Cover of Simmons' personal copy of June Jordan's "Naming Our Destiny: New & Selected Poems," photo credit: Aishah Shahidah Simmons

Cover of Simmons’ personal copy of June Jordan’s “Naming Our Destiny: New & Selected Poems,” photo credit: Aishah Shahidah Simmons

I was first introduced to June Jordan’s words through the books on both of my divorced radical activist parents’ — Dr. Gwendolyn Zoharah Simmons and Michael Simmons — bookshelves when I was a young Black girl and teenager coming of age in the 1970s and 1980s. However, I “met” June Jordan in 1991 through sister award-winning filmmaker Pratibha Parmar’s classic and timeless film, A Place of Rage, which is an incredible cinematic tribute to prominent African-American women featuring, Angela Y. Davis, June Jordan, and Alice Walker‘s engaged activism. It was Parmar’s A Place of Rage, where I experienced and became enamored with this incredible out Black bisexual feminist poet, essayist, activist, and distinguished professor named June Jordan. At that time, I was twenty-two years old. I was not able to say that I was molested as a child by my paternal (step)grandfather over a period of two years. I was barely able to say that I was raped in my sophomore year in college. It was three-years before I began my eleven-year journey to make my feature length film NO! The Rape Documentary. And this Black woman poet/warrior/activist/professor called out the various manifestations of physical, sexual and political rape in her Poem About My Rights not only in writing (Directed by Desire and Naming Our Destiny: New & Selected Poems), but also on the screen in A Place of Rage. The entire poem consistently takes my breath away every single time I read the poem, or hear an online recording of her performing it, or see her read it in A Place of Rage. However, it’s the final third of the poem that always, always reverberates throughout the core of my body:

I am the history of rape
I am the history of the rejection of who I am
I am the history of the terrorized incarceration of
myself
I am the history of battery assault and limitless
armies against whatever I want to do with my mind
and my body and my soul and
whether it’s about walking out at night
or whether it’s about the love that I feel or
whether it’s about the sanctity of my vagina or
the sanctity of my national boundaries
or the sanctity of my leaders or the sanctity
of each and every desire
that I know from my personal and idiosyncratic
and indisputably single and singular heart
I have been raped
be-
cause I have been wrong the wrong sex the wrong age
the wrong skin the wrong nose the wrong hair the
wrong need the wrong dream the wrong geographic
the wrong sartorial I
I have been the meaning of rape
I have been the problem everyone seeks to
eliminate by forced
penetration with or without the evidence of slime and/
but let this be unmistakable this poem
is not consent I do not consent
to my mother to my father to the teachers to
the F.B.I. to South Africa to Bedford-Stuy
to Park Avenue to American Airlines to the hardon
idlers on the corners to the sneaky creeps in
cars
I am not wrong: Wrong is not my name
My name is my own my own my own
and I can’t tell you who the hell set things up like this
but I can tell you that from now on my resistance
my simple and daily and nightly self-determination
may very well cost you your life (102-103)

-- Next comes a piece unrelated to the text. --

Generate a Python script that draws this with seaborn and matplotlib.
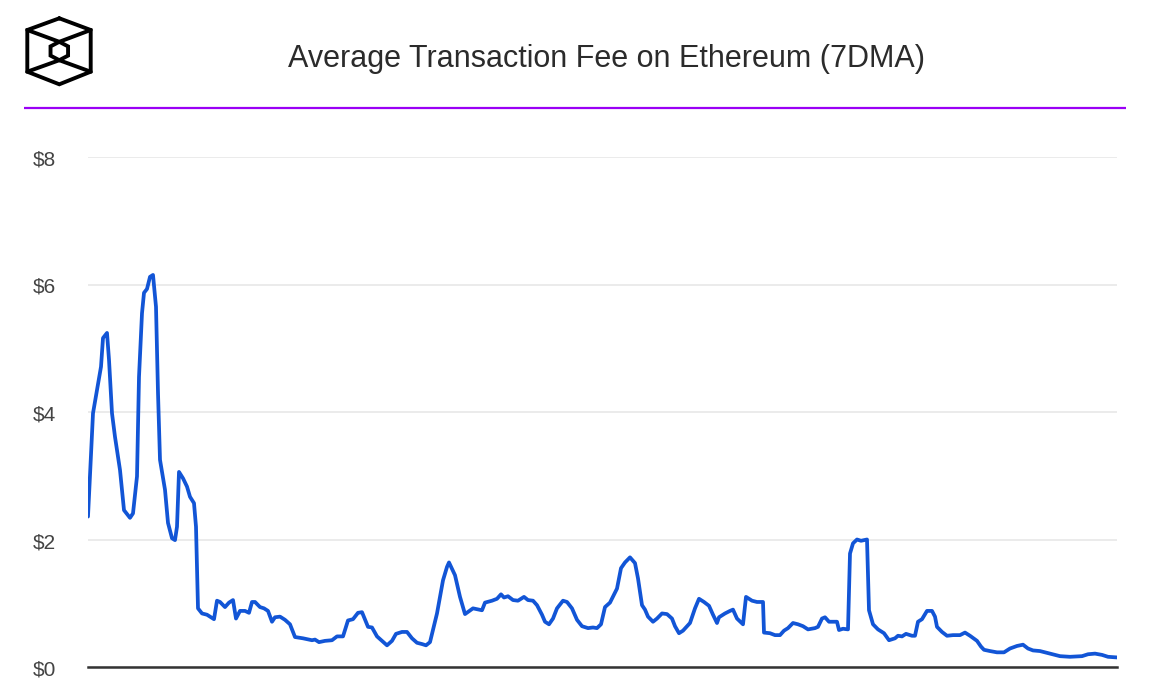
import numpy as np
import pandas as pd
import matplotlib
matplotlib.use("Agg")
import matplotlib.pyplot as plt
import matplotlib.transforms as mtransforms
import seaborn as sns
from matplotlib.ticker import FuncFormatter

# ---- data: day offset and average transaction fee (USD, 7-day moving average) ----
days = [0, 5, 9, 13, 15, 19, 21, 24, 27, 32,
        36, 42, 45, 49, 51, 54, 56, 59, 62, 65,
        68, 70, 72, 77, 80, 84, 87, 89, 91, 95,
        99, 102, 106, 108, 110,
        114, 119, 126, 129, 132, 137, 141, 145, 148, 152,
        157, 161, 164, 167, 172, 176, 180, 184, 187, 192,
        197, 202, 207, 215, 224, 227, 231, 237, 244, 249,
        255, 260, 265, 270, 274, 280, 284, 289, 294, 299,
        304, 308, 314, 319, 324, 329, 334, 338, 342, 349,
        355, 359, 361, 367, 372, 377, 385, 394, 397, 404,
        409, 413, 416, 420,
        425, 430, 436, 440, 445, 449, 454, 457, 461, 465,
        469, 475, 479, 484, 489, 494, 500, 505, 509, 513,
        517, 522, 529, 533, 537, 542, 547, 550, 554, 557,
        560, 565, 569, 574, 579, 584, 587, 591, 595, 602,
        607, 611, 616, 621, 625, 629, 631, 637, 642, 645,
        649, 655, 658, 664, 669, 675, 676, 682, 687, 692,
        696, 700, 705, 710, 715, 720, 727, 730, 734, 737,
        741, 749, 751, 755, 760,
        762, 765, 769, 773, 779, 781, 785, 790, 796, 801,
        807, 810, 814, 818, 824, 827, 830, 834, 839, 844,
        847, 849, 854, 859, 865, 872, 877, 882, 889, 893,
        896, 902, 909, 916, 922, 929, 935, 940, 945, 952,
        962, 972, 982, 994, 1000, 1007, 1014, 1020, 1029]
fee = [2.36, 3.98, 4.35, 4.71, 5.16, 5.24, 4.82, 3.98, 3.61, 3.09,
       2.46, 2.34, 2.41, 2.99, 4.55, 5.55, 5.87, 5.93, 6.12, 6.15,
       5.65, 4.30, 3.25, 2.78, 2.26, 2.02, 1.99, 2.20, 3.06, 2.96,
       2.83, 2.67, 2.57, 2.20, 0.92,
       0.84, 0.82, 0.75, 1.04, 1.02, 0.94, 1.01, 1.05, 0.76, 0.88,
       0.88, 0.85, 1.02, 1.02, 0.94, 0.92, 0.88, 0.71, 0.78, 0.79,
       0.74, 0.67, 0.47, 0.45, 0.42, 0.43, 0.39, 0.41, 0.42, 0.48,
       0.48, 0.73, 0.75, 0.85, 0.86, 0.63, 0.62, 0.48, 0.41, 0.34,
       0.41, 0.52, 0.55, 0.55, 0.45, 0.38, 0.36, 0.34, 0.39, 0.84,
       1.36, 1.57, 1.64, 1.44, 1.10, 0.83, 0.92, 0.89, 1.01, 1.04,
       1.07, 1.14, 1.09, 1.11,
       1.05, 1.04, 1.10, 1.05, 1.04, 0.97, 0.82, 0.71, 0.67, 0.76,
       0.92, 1.04, 1.02, 0.92, 0.74, 0.64, 0.61, 0.62, 0.61, 0.67,
       0.94, 1.01, 1.23, 1.55, 1.64, 1.72, 1.63, 1.39, 0.97, 0.90,
       0.79, 0.71, 0.76, 0.84, 0.83, 0.76, 0.64, 0.53, 0.57, 0.69,
       0.92, 1.07, 1.02, 0.96, 0.82, 0.69, 0.78, 0.84, 0.88, 0.90,
       0.76, 0.67, 1.10, 1.04, 1.02, 1.02, 0.54, 0.53, 0.50, 0.50,
       0.57, 0.61, 0.69, 0.67, 0.64, 0.59, 0.61, 0.63, 0.76, 0.78,
       0.71, 0.71, 0.58, 0.60, 0.59,
       1.78, 1.94, 2.00, 1.98, 2.00, 0.89, 0.67, 0.59, 0.53, 0.42,
       0.45, 0.49, 0.48, 0.52, 0.49, 0.49, 0.71, 0.75, 0.88, 0.88,
       0.79, 0.63, 0.55, 0.49, 0.50, 0.50, 0.54, 0.49, 0.41, 0.32,
       0.27, 0.25, 0.23, 0.23, 0.29, 0.33, 0.35, 0.29, 0.26, 0.25,
       0.21, 0.17, 0.16, 0.17, 0.20, 0.21, 0.19, 0.16, 0.15]
ytick_values = [0, 2, 4, 6, 8]
title = "Average Transaction Fee on Ethereum (7DMA)"

n = min(len(days), len(fee))
df = pd.DataFrame({"day": days[:n], "fee": fee[:n]})

sns.set_theme(style="white")
plt.rcParams["font.family"] = ["Liberation Sans", "DejaVu Sans"]

W, H = 1150, 686
fig = plt.figure(figsize=(W / 100, H / 100), dpi=100)

ax = fig.add_axes([88 / W, 1 - 667 / H, (1117 - 88) / W, (667 - 157) / H])
sns.lineplot(data=df, x="day", y="fee", ax=ax, color="#1255d6", linewidth=2.7,
             estimator=None, sort=False)
ax.set_xlim(0, 1029)
ax.set_ylim(0, 8)
ax.set_yticks(ytick_values)
ax.yaxis.set_major_formatter(FuncFormatter(lambda v, p: f"${v:.0f}"))
ax.set_xticks([])
ax.set_xlabel("")
ax.set_ylabel("")
ax.grid(axis="y", color="#e8e8e8", linewidth=1.2)
ax.set_axisbelow(True)
for s in ["top", "right", "left"]:
    ax.spines[s].set_visible(False)
ax.spines["bottom"].set_color("#333333")
ax.spines["bottom"].set_linewidth(1.8)
ax.tick_params(axis="y", length=0, pad=0, labelsize=15, labelcolor="#444444")
shift = mtransforms.ScaledTranslation(0, -3 / 100, fig.dpi_scale_trans)
for lab in ax.get_yticklabels():
    lab.set_horizontalalignment("left")
    lab.set_verticalalignment("center")
    lab.set_x(-55 / (1117 - 88))
    lab.set_transform(lab.get_transform() + shift)

# overlay for header decorations (pixel coordinates)
ov = fig.add_axes([0, 0, 1, 1], facecolor="none")
ov.set_xlim(0, W)
ov.set_ylim(H, 0)
ov.axis("off")
ov.plot([24, 1126], [107.5, 107.5], color="#9a00f5", linewidth=1.6, solid_capstyle="butt")
ov.text(606, 59, title, ha="center", va="center", fontsize=22, color="#2b2b2b")

# logo: hexagonal cube outline
cx, top, bot, lx, rx = 59.3, 18.3, 84.3, 27.3, 90.7
outer_x = [cx, rx, rx, cx, lx, lx, cx]
outer_y = [top, 30, 71.7, bot, 71.7, 30, top]
ov.plot(outer_x, outer_y, color="black", linewidth=2.8, solid_joinstyle="miter")
r = 9.2
cy = 51.0
ang = np.deg2rad(np.arange(90, 451, 60))
ix = cx + r * np.cos(ang) * 1.1
iy = cy - r * np.sin(ang)
ov.plot(ix, iy, color="black", linewidth=2.8, solid_joinstyle="miter")
ov.plot([lx, cx, rx], [30, cy - r, 30], color="black", linewidth=2.8)
ov.plot([lx, cx, rx], [71.7, cy + r, 71.7], color="black", linewidth=2.8)

fig.savefig("out.png", dpi=100)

June Jordan is an ancestral Black feminist bisexual spirit whose radical anti-sexual violence work is one of the bedrocks of my own life’s work to break the silence and work towards ending the sexual violence committed against children, women and QTPOC (queer, trans* people of color).

Sista June’s words were also an integral part of my life’s musical soundtrack. I frequently hummed her words to the tune of Sweet Honey In The Rock® (SHITR) songs. Where would I be without SHITR founder Sista Dr. Bernice Johnson Reagon’s musical arrangement of Jordan’s poetic and lyrical words that have been my anthems for decades?:

Alla Tha’s All Right, But… (Seven Day Kiss) (1981)

[…] I been scheming about my people I been scheming about sex
I been dreaming about Africa and nightmaring Oedipus the Rex
But what I need is quite specific
terrifying rough stuff and terrific

I need an absolutely one to one a seven-day kiss[…]

Oughta Be A Woman, (1981)

Washing the floors to send you to college
 Staying at home so you can feel safe
What do you think is the soul of her knowledge
What do you think that makes her feel safe[…]

The fathers, the children, the brothers
Turn to her and everybody white turns to her
What about her turning around
Alone in the everyday light[…]

We are the ones/Waiting for (1998)

We are the ones we’ve been waiting for

Sista June’s “Notes of a Barnard College Drop Out” (Civil Wars, 1975) was my lifeline in the “you’re a failure and you’ll never succeed in life” ocean that I was almost drowning in because I dropped out of both Swarthmore College and Temple University after my rape/consensual sex/pregnancy/safe and legal abortion at the ripe age of nineteen years-old in 1989.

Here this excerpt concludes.